America
NASA space camps to find astronauts for Mars journey
Washington, July 26
NASA is organising space
camps for the young would-be astronauts this summer and the best ones
may join the US space missions, including Mars.
Thousands of
children will gather at the Kennedy Space Centre (KSC) in Florida and
the US Space and Rocket Centre in Huntsville, Alabama, to learn what it
takes to be an astronaut for deeper space missions, the Guardian
reported.
The kids will have first-hand experience of
constructing and launching model rockets made of paper tubes and PVC
pipes and experiencing the pull of a microgravity simulator.
They will also be taught to plan and execute a mission on board a full-size space shuttle mock-up.

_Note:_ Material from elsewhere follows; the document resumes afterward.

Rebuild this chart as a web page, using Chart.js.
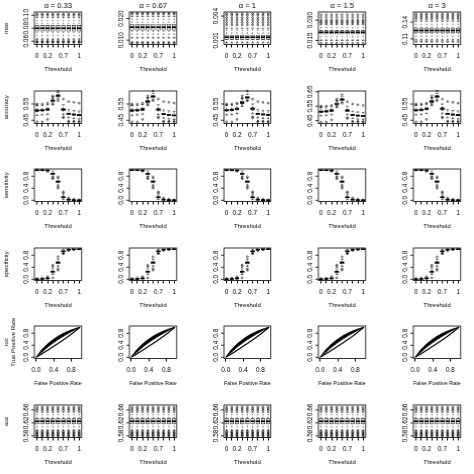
<!DOCTYPE html>
<html><head><meta charset="utf-8">
<script src="https://cdn.jsdelivr.net/npm/chart.js@4"></script>
<style>body{margin:0;background:#fff;width:474px;height:474px;position:relative;overflow:hidden}
.c{position:absolute;width:94.8px;height:79px}</style></head><body>
<script>
const thresholds=['0','0.1','0.2','0.3','0.5','0.7','0.8','0.9','1'];
const thresholdLabels={0:'0',2:'0.2',5:'0.7',8:'1'};
const alphas=['0.33','0.67','1','1.5','3'];
const metrics=['mse','accuracy','sensitivity','specificity','roc','auc'];
// mse per alpha
const mseMed=[0.080,0.016,0.0014,0.021,0.125];
const mseHalf=[0.005,0.0015,0.0003,0.0015,0.005];
const mseWlo=[0.063,0.011,0.0007,0.015,0.108];
const mseWhi=[0.097,0.021,0.0025,0.027,0.142];
const mseOut=[[0.058,0.059,0.060,0.100,0.102],[0.0085,0.009,0.022,0.0225],[0.0029,0.0032,0.0035,0.0038,0.0041,0.0043],[0.013,0.028,0.029,0.030,0.032,0.034],[0.105,0.146,0.149,0.152,0.155]];
const mseRange=[[0.055,0.105],[0.008,0.023],[0.0005,0.0045],[0.012,0.036],[0.10,0.158]];
const mseTicks=[[0.06,0.08,0.10],[0.010,0.020],[0.001,0.004],[0.015,0.030],[0.11,0.14]];
const mseFmt=[[ '0.06','0.08','0.10'],['0.010','0.020'],['0.001','0.004'],['0.015','0.030'],['0.11','0.14']];
// accuracy per alpha x threshold
const accMed=[
[0.510,0.512,0.516,0.570,0.600,0.515,0.490,0.485,0.482],
[0.510,0.512,0.517,0.565,0.595,0.515,0.488,0.483,0.480],
[0.512,0.514,0.520,0.560,0.590,0.520,0.490,0.486,0.484],
[0.512,0.514,0.520,0.565,0.595,0.520,0.490,0.485,0.482],
[0.512,0.514,0.520,0.565,0.595,0.520,0.490,0.485,0.482]];
const accHalf=[0.008,0.008,0.008,0.01,0.01,0.01,0.006,0.006,0.006];
const accWhisk=[0.03,0.03,0.03,0.025,0.02,0.03,0.025,0.025,0.025];
const accOut=[[0.44,0.545,0.55],[0.44,0.55],[0.455,0.555],[0.585,0.6,0.55],[0.63,0.57],[0.47,0.465,0.58],[0.44,0.445,0.565],[0.44,0.445,0.56],[0.44,0.443,0.555]];
const accRange=[[0.43,0.63],[0.43,0.63],[0.43,0.63],[0.43,0.655],[0.43,0.63]];
const accTicks=[[0.45,0.55],[0.45,0.55],[0.45,0.55],[0.45,0.55,0.65],[0.45,0.55]];
// sensitivity / specificity
const sensMed=[1,1,0.995,0.88,0.62,0.10,0.02,0.005,0.0];
const specMed=[0.0,0.01,0.03,0.25,0.55,0.93,0.99,0.998,1];
const ssHalf=[0.004,0.006,0.01,0.035,0.05,0.03,0.01,0.005,0.003];
const ssWhisk=[0.01,0.015,0.025,0.09,0.12,0.08,0.03,0.015,0.008];
const sensOut=[[],[],[0.96],[0.72,0.74],[0.4,0.45,0.78],[0.25,0.28],[0.08],[0.04],[0.02]];
const specOut=[[0.03],[0.05],[0.09],[0.05,0.42,0.47],[0.3,0.35,0.75],[0.85,0.87],[0.95],[0.98],[]];
// ROC
const fpr=[0,0.1,0.2,0.3,0.4,0.5,0.6,0.7,0.8,0.9,1];
const tprUpper=[0,0.2,0.36,0.49,0.6,0.7,0.78,0.85,0.91,0.96,1];
const tprLower=[0,0.13,0.26,0.38,0.49,0.59,0.68,0.77,0.85,0.93,1];
const tprDiag=[0,0.085,0.175,0.27,0.365,0.46,0.56,0.66,0.765,0.88,1];
// auc
const aucMed=[0.625,0.625,0.625,0.625,0.625];
const aucHalf=0.009;
const aucWlo=0.597, aucWhi=0.653;
const aucOut=[0.578,0.581,0.584,0.587,0.590,0.593,0.658,0.663,0.668];
const aucTicks=[0.58,0.62,0.66];

const F='Liberation Sans, Arial, sans-serif';
const boxPlugin={id:'bx',
 beforeDatasetsDraw(ch){const s=ch.canvas.$spec;if(!s||!s.box)return;const c=ch.ctx,x=ch.scales.x,y=ch.scales.y;
  c.save();c.strokeStyle='#000';c.lineWidth=0.6;
  s.box.forEach((b,i)=>{const px=x.getPixelForValue(i),w=x.width/9*0.25;
   c.setLineDash([1.5,1.5]);c.beginPath();c.moveTo(px,y.getPixelForValue(b.lo));c.lineTo(px,y.getPixelForValue(b.hi));c.stroke();
   c.setLineDash([]);c.beginPath();[b.lo,b.hi].forEach(v=>{const py=y.getPixelForValue(v);c.moveTo(px-w,py);c.lineTo(px+w,py);});c.stroke();});
  c.restore();},
 afterDatasetsDraw(ch){const s=ch.canvas.$spec;if(!s)return;const c=ch.ctx,x=ch.scales.x,y=ch.scales.y;c.save();
  if(s.box){s.box.forEach((b,i)=>{const px=x.getPixelForValue(i),w=x.width/9*0.4;
   c.lineWidth=1.6;c.strokeStyle='#000';const py=y.getPixelForValue(b.med);c.beginPath();c.moveTo(px-w,py);c.lineTo(px+w,py);c.stroke();
   c.lineWidth=0.6;b.out.forEach(v=>{c.beginPath();c.arc(px,y.getPixelForValue(v),0.9,0,7);c.stroke();});});}
  const a=ch.chartArea;c.lineWidth=0.8;c.strokeStyle='#000';c.strokeRect(a.left,a.top,a.right-a.left,a.bottom-a.top);
  c.fillStyle='#000';c.font='6.5px '+F;c.textAlign='center';c.textBaseline='bottom';
  s.yt.forEach((v,k)=>{const py=y.getPixelForValue(v);c.beginPath();c.moveTo(a.left,py);c.lineTo(a.left-3,py);c.stroke();
   c.save();c.translate(a.left-5,py);c.rotate(-Math.PI/2);c.fillText(s.yl[k],0,0);c.restore();});
  if(s.ytitle){c.font='6px '+F;s.ytitle.forEach((t,k)=>{c.save();c.translate(6+k*7,(a.top+a.bottom)/2);c.rotate(-Math.PI/2);c.textBaseline='middle';c.fillText(t,0,0);c.restore();});}
  if(s.title){c.font='7.5px '+F;c.textBaseline='middle';c.fillText(s.title,(a.left+a.right)/2,6);}
  c.restore();}};

function mk(r,col,spec){const d=document.createElement('div');d.className='c';d.style.left=(col*94.8)+'px';d.style.top=(r*78.6)+'px';
 const cv=document.createElement('canvas');cv.$spec=spec;d.appendChild(cv);document.body.appendChild(d);
 const isRoc=spec.roc;
 const xs=isRoc?{type:'linear',min:-0.04,max:1.04,afterBuildTicks:sc=>{sc.ticks=[0,0.4,0.8].map(v=>({value:v}));},
   ticks:{font:{size:6.5,family:F},color:'#000',padding:5,maxRotation:0,callback:v=>v.toFixed(1)},grid:{drawOnChartArea:false,tickLength:3,color:'#000'},border:{display:false},
   title:{display:true,text:'False Positive Rate',font:{size:6,family:F},color:'#000',padding:{top:4}}}
  :{type:'category',offset:true,ticks:{font:{size:6.5,family:F},color:'#000',padding:5,maxRotation:0,autoSkip:false,callback:(v,i)=>thresholdLabels[i]||''},
   grid:{drawOnChartArea:false,tickLength:3,color:'#000',offset:false},border:{display:false},
   title:{display:true,text:'Threshold',font:{size:6,family:F},color:'#000',padding:{top:4}}};
 new Chart(cv,{type:isRoc?'line':'bar',
  data:isRoc?{datasets:[
   {data:fpr.map((v,i)=>({x:v,y:tprLower[i]})),borderColor:'#000',borderWidth:0.8,pointRadius:0,fill:false},
   {data:fpr.map((v,i)=>({x:v,y:tprUpper[i]})),borderColor:'#000',backgroundColor:'#000',borderWidth:0.8,pointRadius:0,fill:'-1'},
   {data:fpr.map((v,i)=>({x:v,y:tprDiag[i]})),borderColor:'#000',borderWidth:1.2,pointRadius:0,fill:false}]}
  :{labels:thresholds,datasets:[{data:spec.box.map(b=>[b.q1,b.q3]),backgroundColor:'#d3d3d3',borderColor:'#000',borderWidth:0.7,borderSkipped:false,barPercentage:0.8,categoryPercentage:1}]},
  options:{responsive:true,maintainAspectRatio:false,animation:false,events:[],
   layout:{padding:{left:26,top:12,right:14,bottom:2}},
   plugins:{legend:{display:false},tooltip:{enabled:false}},
   scales:{x:xs,y:{min:spec.ymin,max:spec.ymax,ticks:{display:false},grid:{display:false},border:{display:false}}}},
  plugins:[boxPlugin]});}

for(let a=0;a<5;a++){
 mk(0,a,{title:'\u03b1 = '+alphas[a],ytitle:a===0?['mse']:null,ymin:mseRange[a][0],ymax:mseRange[a][1],yt:mseTicks[a],yl:mseFmt[a],
  box:thresholds.map(()=>({med:mseMed[a],q1:mseMed[a]-mseHalf[a],q3:mseMed[a]+mseHalf[a],lo:mseWlo[a],hi:mseWhi[a],out:mseOut[a]}))});
 mk(1,a,{ytitle:a===0?['accuracy']:null,ymin:accRange[a][0],ymax:accRange[a][1],yt:accTicks[a],yl:accTicks[a].map(v=>v.toFixed(2)),
  box:accMed[a].map((m,i)=>({med:m,q1:m-accHalf[i],q3:m+accHalf[i],lo:m-accWhisk[i],hi:m+accWhisk[i],out:accOut[i]}))});
 mk(2,a,{ytitle:a===0?['sensitivity']:null,ymin:-0.04,ymax:1.04,yt:[0,0.4,0.8],yl:['0.0','0.4','0.8'],
  box:sensMed.map((m,i)=>({med:m,q1:Math.max(0,m-ssHalf[i]),q3:Math.min(1,m+ssHalf[i]),lo:Math.max(0,m-ssWhisk[i]),hi:Math.min(1,m+ssWhisk[i]),out:sensOut[i]}))});
 mk(3,a,{ytitle:a===0?['specificity']:null,ymin:-0.04,ymax:1.04,yt:[0,0.4,0.8],yl:['0.0','0.4','0.8'],
  box:specMed.map((m,i)=>({med:m,q1:Math.max(0,m-ssHalf[i]),q3:Math.min(1,m+ssHalf[i]),lo:Math.max(0,m-ssWhisk[i]),hi:Math.min(1,m+ssWhisk[i]),out:specOut[i]}))});
 mk(4,a,{roc:true,ytitle:a===0?['roc','True Positive Rate']:null,ymin:-0.04,ymax:1.04,yt:[0,0.4,0.8],yl:['0.0','0.4','0.8']});
 mk(5,a,{ytitle:a===0?['auc']:null,ymin:0.575,ymax:0.675,yt:aucTicks,yl:aucTicks.map(v=>v.toFixed(2)),
  box:thresholds.map(()=>({med:aucMed[a],q1:aucMed[a]-aucHalf,q3:aucMed[a]+aucHalf,lo:aucWlo,hi:aucWhi,out:aucOut}))});
}
</script></body></html>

"Each activity is planned to bring out team-building and problem-solving skills among children," the US space agency said.
"It
is about allowing their natural curiosity to run its course and sowing
the seeds that might eventually lead them into space," it added.
"I'm
going to be a computer engineer, helping to launch rockets to go deeper
into space," 11-year-old Colin Cox was quoted as saying.
"The
kids believe they can be the next person in that spacecraft. We may not
be launching people now, but by the time they've finished school, we'll
be there," Kerri Lubeski, chief educator of Camp KSC, was quoted as
saying.
The Space Launch System (SLS) from NASA will be the
largest rocket ever built, with the aim of a manned mission to Mars by
the 2030s.
Its first unmanned test flight is set for no later than November 2018.